Ultimately, the durability of Flanigan's competitive edge stems from the seamless integration of its two business lines under a single, powerful local identity. The moat is not wide—it does not extend beyond South Florida—but it is deep. The company has achieved a level of brand saturation and customer loyalty in its home market that is rare and difficult to assail. This is reinforced by a savvy real estate strategy, where the company owns a significant portion of its properties, insulating it from the pressures of rising commercial rents that plague many of its competitors. Owning the real estate provides financial stability and operational control, allowing the company to invest in its locations for the long term and avoid landlord disputes or unpredictable lease renewals.

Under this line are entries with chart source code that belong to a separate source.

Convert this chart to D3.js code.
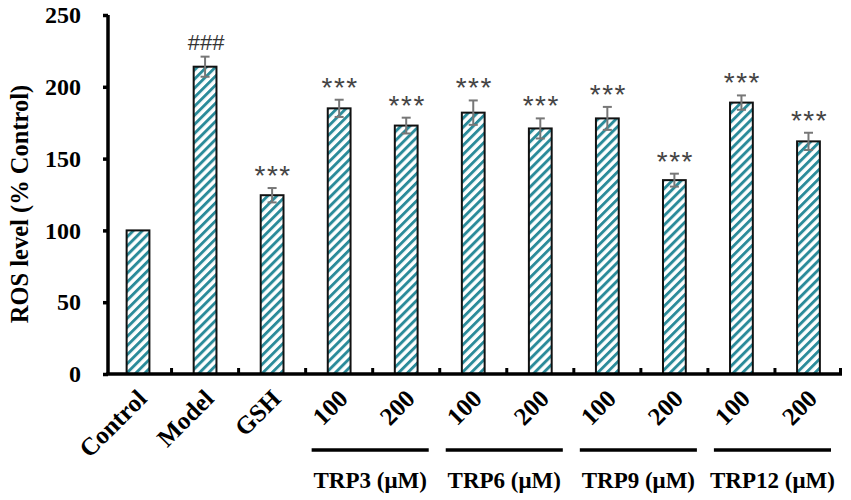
<!DOCTYPE html>
<html>
<head>
<meta charset="utf-8">
<script src="https://cdn.jsdelivr.net/npm/d3@7"></script>
<style>
  html, body { margin: 0; padding: 0; background: #fff; }
  svg { display: block; }
</style>
</head>
<body>
<svg id="chart" width="851" height="500"></svg>
<script>
const categories = ["Control", "Model", "GSH", "100", "200", "100", "200", "100", "200", "100", "200"];
const values = [100, 214, 124.5, 185, 173, 182, 171, 178, 135, 189, 162];
const errors = [0, 7, 5, 6, 5.5, 8.5, 7, 8, 4.5, 5, 6];
const marks = ["", "###", "***", "***", "***", "***", "***", "***", "***", "***", "***"];
const groupLabels = ["TRP3 (\u03bcM)", "TRP6 (\u03bcM)", "TRP9 (\u03bcM)", "TRP12 (\u03bcM)"];
const groupFirst = [3, 5, 7, 9];
const groupLast = [4, 6, 8, 10];
const yTicks = [0, 50, 100, 150, 200, 250];

const svg = d3.select("#chart");
const serif = "'Liberation Serif', 'Times New Roman', serif";
const sans = "'Liberation Sans', Arial, sans-serif";

const x = d3.scaleBand().domain(d3.range(categories.length)).range([104.5, 842]).paddingInner(0.66).paddingOuter(0.33);
const y = d3.scaleLinear().domain([0, 250]).range([374, 15]);
const step = x.step();

// hatch pattern
const defs = svg.append("defs");
const pat = defs.append("pattern")
  .attr("id", "hatch")
  .attr("patternUnits", "userSpaceOnUse")
  .attr("width", 6.4).attr("height", 10)
  .attr("patternTransform", "rotate(45)");
pat.append("rect").attr("width", 6.4).attr("height", 10).attr("fill", "#fff");
pat.append("rect").attr("x", 0).attr("width", 2.9).attr("height", 10).attr("fill", "#2b8b9a");

// bars
svg.append("g").selectAll("rect").data(values).join("rect")
  .attr("x", (d, i) => x(i))
  .attr("y", d => y(d))
  .attr("width", x.bandwidth())
  .attr("height", d => y(0) - y(d))
  .attr("fill", "url(#hatch)")
  .attr("stroke", "#111")
  .attr("stroke-width", 2);

// error bars
const eg = svg.append("g").attr("stroke", "#777").attr("stroke-width", 2);
values.forEach((v, i) => {
  if (!errors[i]) return;
  const cx = x(i) + x.bandwidth() / 2;
  eg.append("line").attr("x1", cx).attr("x2", cx).attr("y1", y(v + errors[i])).attr("y2", y(v - errors[i]));
  eg.append("line").attr("x1", cx - 4.5).attr("x2", cx + 4.5).attr("y1", y(v + errors[i])).attr("y2", y(v + errors[i]));
  eg.append("line").attr("x1", cx - 4.5).attr("x2", cx + 4.5).attr("y1", y(v - errors[i])).attr("y2", y(v - errors[i]));
});

// significance marks
svg.append("g").selectAll("text").data(marks).join("text")
  .attr("x", (d, i) => x(i) + x.bandwidth() / 2 + 1)
  .attr("y", (d, i) => y(values[i] + errors[i]) - (d === "###" ? 7 : 3))
  .attr("text-anchor", "middle")
  .attr("font-family", sans)
  .attr("font-size", d => d === "###" ? 22 : 28)
  .attr("letter-spacing", d => d === "###" ? 0 : 1.5)
  .attr("fill", d => d === "###" ? "#333" : "#444")
  .text(d => d);

// y axis
const yAxisX = 108;
const ya = svg.append("g").attr("transform", `translate(${yAxisX},0)`)
  .call(d3.axisLeft(y).tickValues(yTicks).tickSize(5).tickPadding(22).tickFormat(d3.format("d")));
ya.select(".domain").attr("stroke", "#000").attr("stroke-width", 3.5).attr("d", `M0,${y(250)}V${y(0)}`);
ya.selectAll(".tick line").attr("stroke", "#000").attr("stroke-width", 3.5);
ya.selectAll(".tick text").attr("font-family", serif).attr("font-weight", "bold").attr("font-size", 24).attr("fill", "#000");

// x axis
const xa = svg.append("g");
xa.append("line").attr("x1", yAxisX - 1.75).attr("x2", 842).attr("y1", y(0)).attr("y2", y(0))
  .attr("stroke", "#000").attr("stroke-width", 3.5);
d3.range(1, categories.length).forEach(i => {
  const bx = x(0) - x.step() * x.paddingOuter() + i * step;
  xa.append("line").attr("x1", bx).attr("x2", bx).attr("y1", y(0)).attr("y2", y(0) - 6)
    .attr("stroke", "#000").attr("stroke-width", 3);
});
xa.append("line").attr("x1", 840.5).attr("x2", 840.5).attr("y1", y(0)).attr("y2", y(0) - 6)
  .attr("stroke", "#000").attr("stroke-width", 3);

// x tick labels
svg.append("g").selectAll("text").data(categories).join("text")
  .attr("transform", (d, i) => `translate(${x(i) + x.bandwidth() / 2 + 4},${394}) rotate(-45)`)
  .attr("text-anchor", "end")
  .attr("dy", "0.35em")
  .attr("font-family", serif).attr("font-weight", "bold").attr("font-size", 25)
  .text(d => d);

// group lines & labels
const gg = svg.append("g");
groupLabels.forEach((lab, k) => {
  const x1 = x(groupFirst[k]) - x.step() * x.paddingInner() / 2 + 6;
  const x2 = x(groupLast[k]) + x.bandwidth() + x.step() * x.paddingInner() / 2 - 11;
  gg.append("line").attr("x1", x1).attr("x2", x2).attr("y1", 450).attr("y2", 450)
    .attr("stroke", "#000").attr("stroke-width", 3.3);
  gg.append("text").attr("x", (x1 + x2) / 2).attr("y", 488)
    .attr("text-anchor", "middle")
    .attr("font-family", serif).attr("font-weight", "bold").attr("font-size", 23)
    .text(lab);
});

// y label
svg.append("text")
  .attr("transform", `translate(28,204) rotate(-90)`)
  .attr("text-anchor", "middle")
  .attr("font-family", serif).attr("font-weight", "bold").attr("font-size", 24.5)
  .text("ROS level (% Control)");
</script>
</body>
</html>
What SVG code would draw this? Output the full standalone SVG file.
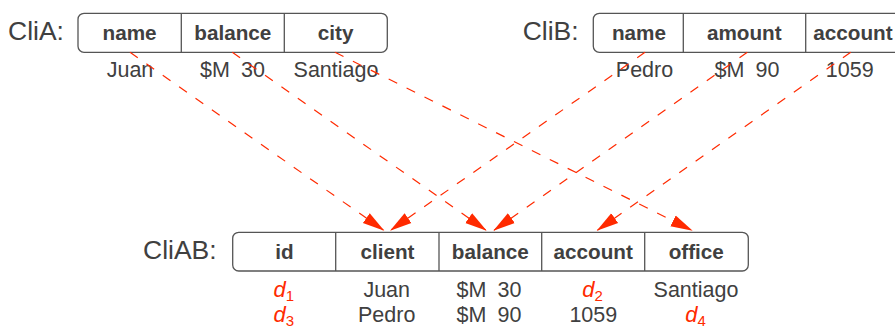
<svg xmlns="http://www.w3.org/2000/svg" width="895" height="327" viewBox="0 0 895 327">
<defs>
<style>
.lbl{font-family:"Liberation Sans",Arial,sans-serif;font-size:26.5px;fill:#404040}
.hd{font-family:"Liberation Sans",Arial,sans-serif;font-size:20.7px;font-weight:bold;fill:#404040;text-anchor:middle}
.dt{font-family:"Liberation Sans",Arial,sans-serif;font-size:21.5px;fill:#404040;text-anchor:middle}
.ws{word-spacing:5px}
.dv{font-family:"Liberation Sans",Arial,sans-serif;font-size:22px;font-style:italic;fill:#ff2a00;text-anchor:middle}
.sub{font-size:15px;font-style:normal}
.box{fill:#fff;stroke:#555;stroke-width:1.3}
.div{stroke:#555;stroke-width:1.3}
.conn{fill:none;stroke:#ff2a00;stroke-width:1.2;stroke-dasharray:9.5 10.5}
</style>
<marker id="ah" markerUnits="userSpaceOnUse" markerWidth="24" markerHeight="14" refX="22" refY="6" orient="auto" viewBox="0 0 24 12">
<path d="M0,0 L22,6 L0,12 z" fill="#ff2a00"/>
</marker>
</defs>

<g id="CliA">
<text class="lbl" x="8" y="40">CliA:</text>
<rect class="box" x="78" y="13.3" width="309.3" height="39" rx="6"/>
<line class="div" x1="181.3" y1="13.3" x2="181.3" y2="52.3"/>
<line class="div" x1="284.3" y1="13.3" x2="284.3" y2="52.3"/>
<text class="hd" x="129.6" y="40">name</text>
<text class="hd" x="232.8" y="40">balance</text>
<text class="hd" x="335.6" y="40">city</text>
<text class="dt" x="130" y="77">Juan</text>
<text class="dt ws" x="232.5" y="77">$M 30</text>
<text class="dt" x="336" y="77">Santiago</text>
</g>

<g id="CliB">
<text class="lbl" x="522.7" y="40">CliB:</text>
<rect class="box" x="593.3" y="13.3" width="320" height="39" rx="6"/>
<line class="div" x1="683.3" y1="13.3" x2="683.3" y2="52.3"/>
<line class="div" x1="805.7" y1="13.3" x2="805.7" y2="52.3"/>
<text class="hd" x="639" y="40">name</text>
<text class="hd" x="744.3" y="40">amount</text>
<text class="hd" x="853" y="40">account</text>
<text class="dt" x="644.5" y="77">Pedro</text>
<text class="dt ws" x="747" y="77">$M 90</text>
<text class="dt" x="849.7" y="77">1059</text>
</g>

<g id="CliAB">
<text class="lbl" x="143" y="259.3">CliAB:</text>
<rect class="box" x="232.7" y="232.3" width="515.6" height="38.7" rx="6"/>
<line class="div" x1="335.7" y1="232.3" x2="335.7" y2="271"/>
<line class="div" x1="439" y1="232.3" x2="439" y2="271"/>
<line class="div" x1="541.7" y1="232.3" x2="541.7" y2="271"/>
<line class="div" x1="644.7" y1="232.3" x2="644.7" y2="271"/>
<text class="hd" x="284.5" y="259">id</text>
<text class="hd" x="387.5" y="259">client</text>
<text class="hd" x="490.3" y="259">balance</text>
<text class="hd" x="593.2" y="259">account</text>
<text class="hd" x="696.3" y="259">office</text>
<text class="dv" x="283.7" y="296.7">d<tspan class="sub" dy="4">1</tspan></text>
<text class="dt" x="386.7" y="296.7">Juan</text>
<text class="dt ws" x="489" y="296.7">$M 30</text>
<text class="dv" x="592.5" y="296.7">d<tspan class="sub" dy="4">2</tspan></text>
<text class="dt" x="696" y="296.7">Santiago</text>
<text class="dv" x="283.7" y="321.7">d<tspan class="sub" dy="4">3</tspan></text>
<text class="dt" x="386.7" y="321.7">Pedro</text>
<text class="dt ws" x="489" y="321.7">$M 90</text>
<text class="dt" x="593.3" y="321.7">1059</text>
<text class="dv" x="695.5" y="321.7">d<tspan class="sub" dy="4">4</tspan></text>
</g>

<g id="connectors">
<line class="conn" x1="130" y1="52.3" x2="384.3" y2="230.7" marker-end="url(#ah)"/>
<line class="conn" x1="232.3" y1="52.3" x2="486.7" y2="230.7" marker-end="url(#ah)"/>
<line class="conn" x1="335" y1="52.3" x2="692.7" y2="230.7" marker-end="url(#ah)"/>
<line class="conn" x1="645" y1="52.3" x2="390" y2="230.7" marker-end="url(#ah)"/>
<line class="conn" x1="747.3" y1="52.3" x2="493.3" y2="230.7" marker-end="url(#ah)"/>
<line class="conn" x1="850.7" y1="52.3" x2="596.7" y2="230.7" marker-end="url(#ah)"/>
</g>
</svg>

The business model's primary vulnerability is its profound geographic concentration. The company's fortunes are inextricably tied to the economic health of South Florida. An economic downturn, a natural disaster like a major hurricane, or shifting demographic trends in this specific region could have an outsized negative impact on the entire enterprise. Furthermore, while its consistent, value-driven menu is a current strength, a lack of culinary innovation could become a liability if consumer preferences in its core market evolve towards healthier, more diverse, or more premium options. Despite these risks, the business model has demonstrated remarkable resilience and longevity, proving that a deep connection with a local community and a smart, synergistic operational structure can create a formidable and profitable niche, even in one of the most competitive industries.